(Task brief)
Omit the pictures and output exactly the lines from the start of the entries through the line containing "88, 66, 58]".

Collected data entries
=====

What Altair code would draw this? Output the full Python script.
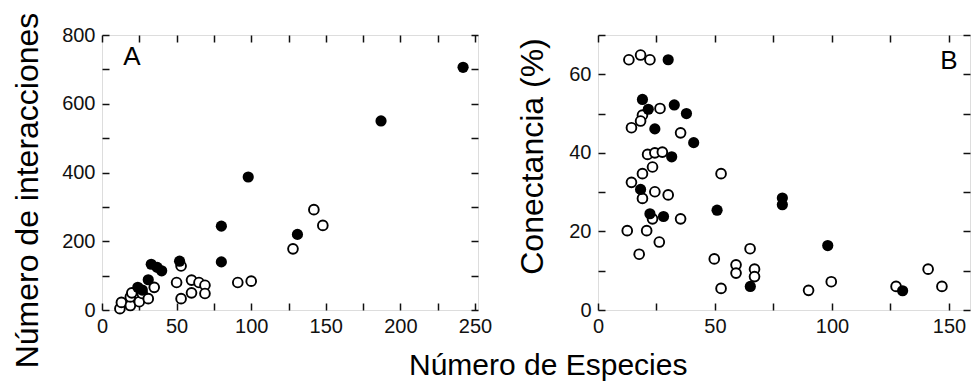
import altair as alt
import pandas as pd

# ---------------- Panel A: Número de interacciones vs Número de especies
a_filled_x = [242, 187, 98, 80, 80, 131, 52, 33, 37, 40, 31, 24, 27]
a_filled_y = [706, 550, 387, 244, 140, 220, 142, 133, 124, 114, 88, 66, 58]

a_open_x = [12, 13, 19, 19, 20, 25, 27, 31, 35, 50, 53, 53, 60, 60, 65, 69, 69, 91, 100, 128, 142, 148]
a_open_y = [4, 22, 13, 38, 50, 24, 48, 33, 66, 80, 128, 33, 87, 50, 80, 72, 48, 80, 84, 178, 292, 246]

# ---------------- Panel B: Conectancia (%) vs Número de especies
b_filled_x = [30, 19, 21.5, 32.6, 37.8, 24.3, 40.9, 31.5, 18.2, 22.2, 28, 50.9, 78.8, 78.8, 98.2, 65.1, 130.2]
b_filled_y = [63.7, 53.6, 51.1, 52.2, 50.0, 46.1, 42.6, 39.0, 30.7, 24.5, 23.8, 25.4, 28.5, 26.8, 16.4, 6.0, 4.9]

b_open_x = [13.2, 18.2, 22.2, 26.5, 19.0, 18.2, 14.3, 35.3, 21.2, 24.3, 27.5, 23.3, 19.0, 52.6,
            14.3, 24.3, 30.0, 19.0, 23.3, 35.3, 12.5, 20.8, 26.2, 17.6, 49.7, 65.0, 59.0, 59.0,
            66.9, 66.9, 52.6, 90.0, 99.7, 127.4, 141.1, 147.0]
b_open_y = [63.7, 64.9, 63.7, 51.3, 49.6, 48.1, 46.4, 45.1, 39.6, 40.0, 40.2, 36.4, 34.7, 34.7,
            32.5, 30.1, 29.3, 28.4, 23.2, 23.2, 20.2, 20.2, 17.3, 14.2, 13.0, 15.6, 11.5, 9.4,
            10.4, 8.5, 5.5, 5.0, 7.2, 6.0, 10.4, 6.0]

# Panel letters (placed in data coordinates)
a_letter = {"x": [20], "y": [735], "t": ["A"]}
b_letter = {"x": [150], "y": [63.5], "t": ["B"]}

FONT = "Liberation Sans"
INK = "#111111"
TICK_IN = alt.ExprRef(expr="-7")


def panel(ox, oy, fx, fy, xdom, ydom, xstep, xlab, ystep, ylab, ytitle, letter,
          w, h, title_x, title_y):
    xs = alt.Scale(domain=xdom, nice=False, zero=False)
    ys = alt.Scale(domain=ydom, nice=False, zero=False)
    common = dict(grid=False, domain=False, ticks=True, tickSize=TICK_IN,
                  tickColor=INK, tickWidth=1.5, labelFont=FONT, labelFontSize=20,
                  labelColor=INK, labelFlush=False, labelOverlap=False)
    xvals = list(range(0, int(xdom[1]) + 1, xstep))
    yvals = list(range(0, int(ydom[1]) + 1, ystep))
    xb = alt.Axis(orient="bottom", values=xvals, title="", labelPadding=13,
                  labelExpr=f"datum.value % {xlab} == 0 ? datum.label : ''", **common)
    yl = alt.Axis(orient="left", values=yvals, title=ytitle, labelPadding=14,
                  titleFont=FONT, titleFontSize=32, titleFontWeight="normal",
                  titleColor="#000", titleX=title_x, titleY=title_y,
                  labelExpr=f"datum.value % {ylab} == 0 ? datum.label : ''", **common)
    xt = alt.Axis(orient="top", values=xvals, title="", labels=False, **common)
    yr = alt.Axis(orient="right", values=yvals, title="", labels=False, **common)

    d_open = pd.DataFrame({"x": ox, "y": oy})
    d_fill = pd.DataFrame({"x": fx, "y": fy})
    d_let = pd.DataFrame(letter)

    open_l = alt.Chart(d_open).mark_point(
        shape="circle", filled=True, fill="white", stroke="black",
        strokeWidth=1.9, size=95, opacity=1
    ).encode(x=alt.X("x:Q", scale=xs, axis=xb), y=alt.Y("y:Q", scale=ys, axis=yl))

    fill_l = alt.Chart(d_fill).mark_point(
        shape="circle", filled=True, color="black", size=125, opacity=1
    ).encode(x=alt.X("x:Q", scale=xs, axis=xt), y=alt.Y("y:Q", scale=ys, axis=yr))

    let_l = alt.Chart(d_let).mark_text(
        font=FONT, fontSize=26, color="black", align="center", baseline="middle"
    ).encode(x=alt.X("x:Q", scale=xs, axis=None), y=alt.Y("y:Q", scale=ys, axis=None),
             text="t:N")

    return alt.layer(open_l, fill_l, let_l).resolve_axis(
        x="independent", y="independent"
    ).properties(width=w, height=h)


pa = panel(a_open_x, a_open_y, a_filled_x, a_filled_y, [0, 252], [0, 800], 25, 50,
           100, 200, "Número de interacciones", a_letter, 376, 275, -58, 155)
pb = panel(b_open_x, b_open_y, b_filled_x, b_filled_y, [0, 159], [0, 70], 25, 50,
           10, 20, "Conectancia (%)", b_letter, 372, 275, -49, 121)

chart = alt.hconcat(
    pa, pb, spacing=120, bounds="flush",
    title=alt.TitleParams(text="Número de Especies", orient="bottom", anchor="start",
                          frame="group", font=FONT, fontSize=30, fontWeight="normal",
                          color="#000", dx=307, offset=-17)
).properties(
    padding={"left": 10, "top": 11, "right": 5, "bottom": 5}
).configure_view(stroke=INK, strokeWidth=1.6).configure(font=FONT, background="white")

chart.save("out.html", embed_options={"renderer": "svg", "actions": False})
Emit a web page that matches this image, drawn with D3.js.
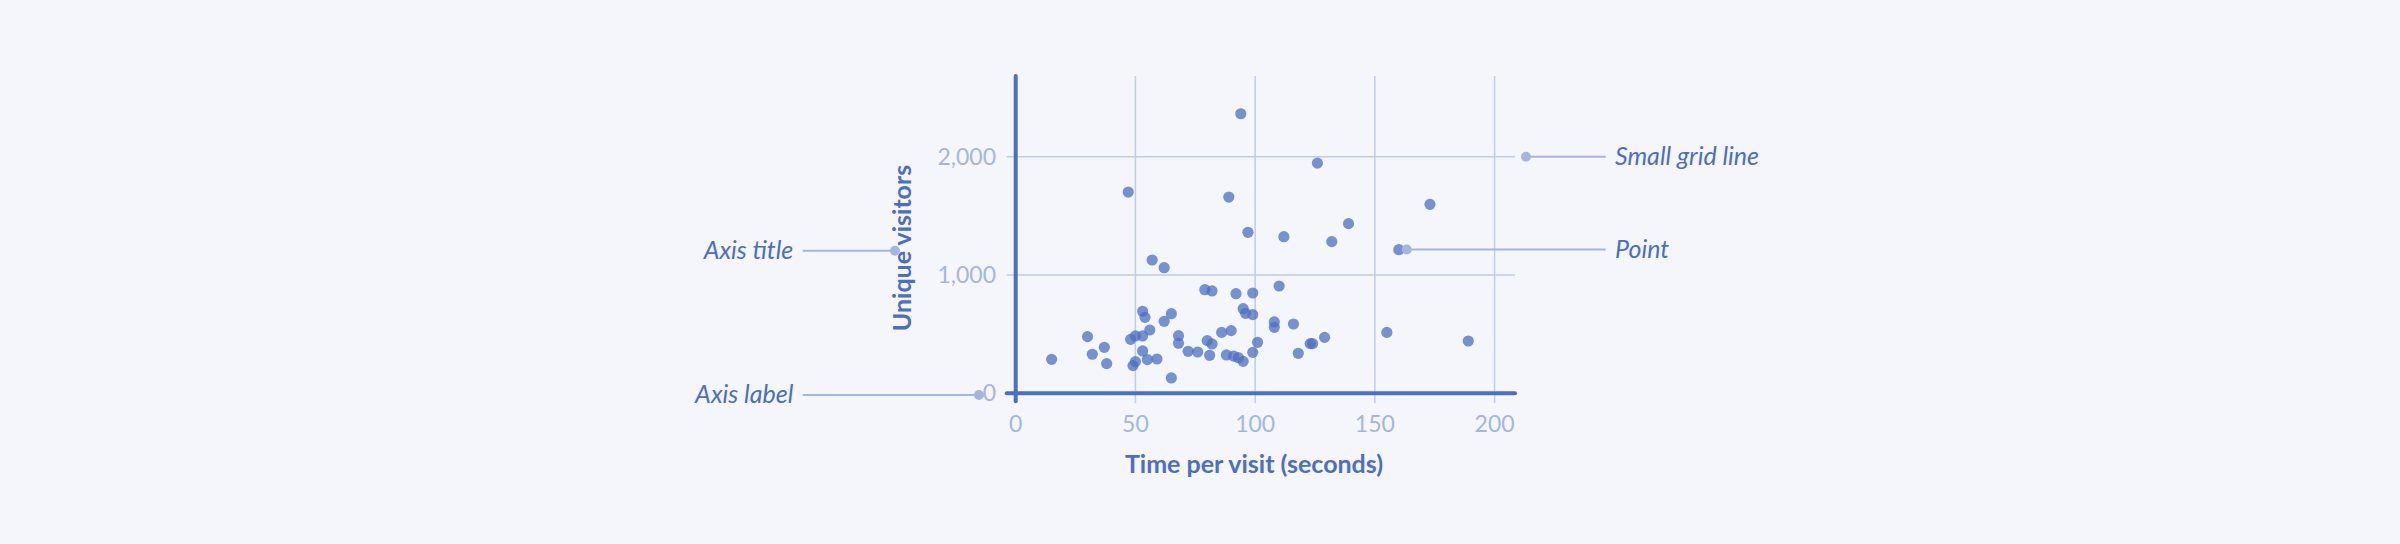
<!DOCTYPE html>
<html><head><meta charset="utf-8">
<script src="https://cdn.jsdelivr.net/npm/d3@7"></script>
<style>html,body{margin:0;padding:0;background:#f4f6fb;}</style>
</head><body>
<svg id="c" width="2400" height="544"></svg>
<script>
const timePerVisit = [15,30,32,37,38,47,48,50,49,50,53,53,54,56,53,55,59,57,62,62,65,65,68,68,72,76,79,82,80,82,81,86,90,88,91,93,95,89,94,92,95,96,99,99,97,101,99,108,108,110,112,116,118,123,124,126,129,132,139,155,160,173,189];
const uniqueVisitors = [287,479,330,389,251,1701,456,485,234,268,485,693,642,535,358,285,290,1127,1062,608,673,130,487,423,355,349,876,865,445,417,321,515,530,324,315,301,270,1659,2363,842,715,676,665,848,1361,431,346,603,558,907,1324,586,338,420,420,1946,473,1282,1434,515,1214,1597,442];
const xTicks = [0,50,100,150,200];
const yTicks = [0,1000,2000];
const xTitle = "Time per visit (seconds)";
const yTitle = "Unique visitors";
const annotations = ["Small grid line","Point","Axis title","Axis label"];

const svg = d3.select("#c");
const font = "Lato, 'Open Sans', sans-serif";
const axisC = "#4a6fc4", gridC = "#bfcdea", lightC = "#a3b6e3";
const x = d3.scaleLinear().domain([0,200]).range([1015.7,1494.6]);
const y = d3.scaleLinear().domain([0,2000]).range([393.3,156.7]);
const xMax = x.invert(1515), yMax = y.invert(76);

const g = svg.append("g");
// grid
g.selectAll(".vg").data(xTicks.slice(1)).join("line")
 .attr("x1",d=>x(d)).attr("x2",d=>x(d)).attr("y1",y(yMax)).attr("y2",y(0)+10)
 .attr("stroke",gridC).attr("stroke-width",1.5);
g.selectAll(".hg").data(yTicks.slice(1)).join("line")
 .attr("x1",x(0)-9).attr("x2",x(xMax)).attr("y1",d=>y(d)).attr("y2",d=>y(d))
 .attr("stroke",gridC).attr("stroke-width",1.5);

// points
g.selectAll("circle.p").data(timePerVisit.map((t,i)=>[t,uniqueVisitors[i]])).join("circle")
 .attr("cx",d=>x(d[0])).attr("cy",d=>y(d[1])).attr("r",5.6)
 .attr("fill",axisC).attr("fill-opacity",0.75);

// axes
g.append("line").attr("x1",x(0)).attr("x2",x(0)).attr("y1",y(yMax)).attr("y2",y(0)+8)
 .attr("stroke",axisC).attr("stroke-width",4).attr("stroke-linecap","round");
g.append("line").attr("x1",x(0)-9).attr("x2",x(xMax)).attr("y1",y(0)).attr("y2",y(0))
 .attr("stroke",axisC).attr("stroke-width",4).attr("stroke-linecap","round");

// tick labels
g.selectAll(".xt").data(xTicks).join("text").attr("x",d=>x(d)).attr("y",431.5)
 .attr("text-anchor","middle").attr("font-family",font).attr("font-size",23).attr("fill",lightC).text(d=>d);
g.selectAll(".yt").data(yTicks).join("text").attr("x",996).attr("y",d=>y(d)+8)
 .attr("text-anchor","end").attr("font-family",font).attr("font-size",23).attr("fill",lightC).text(d=>d3.format(",")(d));

// titles
g.append("text").attr("x",1254).attr("y",473).attr("text-anchor","middle")
 .attr("font-family",font).attr("font-weight","bold").attr("font-size",25).attr("fill",axisC).text(xTitle);
g.append("text").attr("transform","translate(911,248) rotate(-90)").attr("text-anchor","middle")
 .attr("font-family",font).attr("font-weight","bold").attr("font-size",25).attr("fill",axisC).text(yTitle);

// annotations
const ann = [
 {t:annotations[0], x1:1526, x2:1605.7, y:156.7, tx:1615, anchor:"start"},
 {t:annotations[1], x1:1406.8, x2:1605.7, y:249.5, tx:1615, anchor:"start"},
 {t:annotations[2], x1:895, x2:802.7, y:250.7, tx:793.3, anchor:"end"},
 {t:annotations[3], x1:979, x2:802.7, y:395, tx:793.3, anchor:"end"}
];
ann.forEach(a=>{
 g.append("line").attr("x1",a.x1).attr("x2",a.x2).attr("y1",a.y).attr("y2",a.y)
  .attr("stroke",lightC).attr("stroke-width",2);
 g.append("circle").attr("cx",a.x1).attr("cy",a.y).attr("r",5).attr("fill",lightC);
 g.append("text").attr("x",a.tx).attr("y",a.y+8).attr("text-anchor",a.anchor)
  .attr("font-family",font).attr("font-style","italic").attr("font-size",25).attr("fill",axisC).text(a.t);
});
</script>
</body></html>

=====

(Reply)
What Altair code would draw this? Output the full Python script.
import altair as alt
import pandas as pd

# ---------------- Panel A: Número de interacciones vs Número de especies
a_filled_x = [242, 187, 98, 80, 80, 131, 52, 33, 37, 40, 31, 24, 27]
a_filled_y = [706, 550, 387, 244, 140, 220, 142, 133, 124, 114, 88, 66, 58]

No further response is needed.